His parents John Lockwood Kipling and Alice MacDonald met and fell in love at Rudyard Lake in Staffordshire. It was a magical place for them. Two years later when their first son was born, they named him after it. By that time, the couple had moved to India. John, a sculptor and pottery designer, had been hired as the principal and as a professor of architectural sculpture at Sir Jamsetjee Jeejebhoy School of Art which had been recently founded in Bombay. His mother was intelligent and vivacious and inspired the notion that, “Dullness and Mrs. Kipling cannot exist in the same room.”
His time with his parents was, by modern standards, cut short as the Kiplings followed the custom of Imperial India by sending five year old Rudyard and his three year old sister Alice (generally referred to as Trix) to a board in England during their schooling. For six years, the children lived with a couple in Southsea who subjected them to cruelty and neglect. They spent a month each Christmas with a maternal aunt whose home Rudyard called “a paradise which I verily believe saved me.” When their lodging conditions eventually became known, they were removed to other schools. Kipling said of his time at Lorne Lodge, “Often and often afterwards, the beloved Aunt would ask me why I had never told anyone how I was being treated. Children tell little more than animals, for what comes to them they accept as eternally established. Also, badly-treated children have a clear notion of what they are likely to get if they betray the secrets of a prison-house before they are clear of it.”
Kipling did not excel adequately in his schooling to get a scholarship to Oxford, and his parents were not wealthy enough to finance extended education. Therefore, his father procured a position for him back in India as the assistant editor of a small newspaper in Lahore. About his return to India, he said, “my English years fell away, nor ever, I think, came back in full strength.”
Kipling was consumed with his roll at The Civil & Military Gazette in Lahore which he called his “mistress and own true love.” His need to write became insatiable. In 1866, he put out his first collection of verse, Departmental Ditties, and was given more creative freedom contributing short stories to the paper. He became noted for being continually spotted in ink. He just never stopped writing.

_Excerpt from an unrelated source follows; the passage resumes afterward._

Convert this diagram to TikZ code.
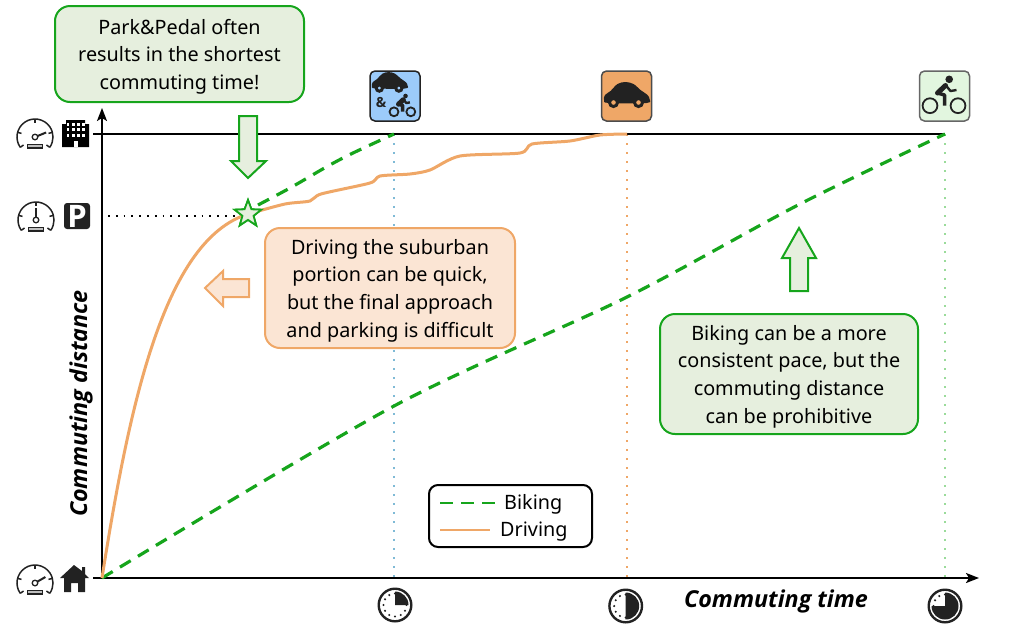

In 1889, with six volumes of short stories to his credit, he returned to London, the literary center of the English empire. However, he took the long route traveling through Singapore, Hong Kong, and an extending stop in Japan where he was greatly impressed by the culture and manners and claimed to have lost his heart to a geisha. He then traveled on “weeping softly” to North America where he made extensive rounds through the United States and Canada. Along the way, he stopped unannounced at the home of Mark Twain. As he rang the doorbell, “It occurred to me for the first time that Mark Twain might possibly have other engagements other than the entertainment of escaped lunatics from India, be they ever so full of admiration.” Twain graciously sat down for a two hour conversation with the young writer.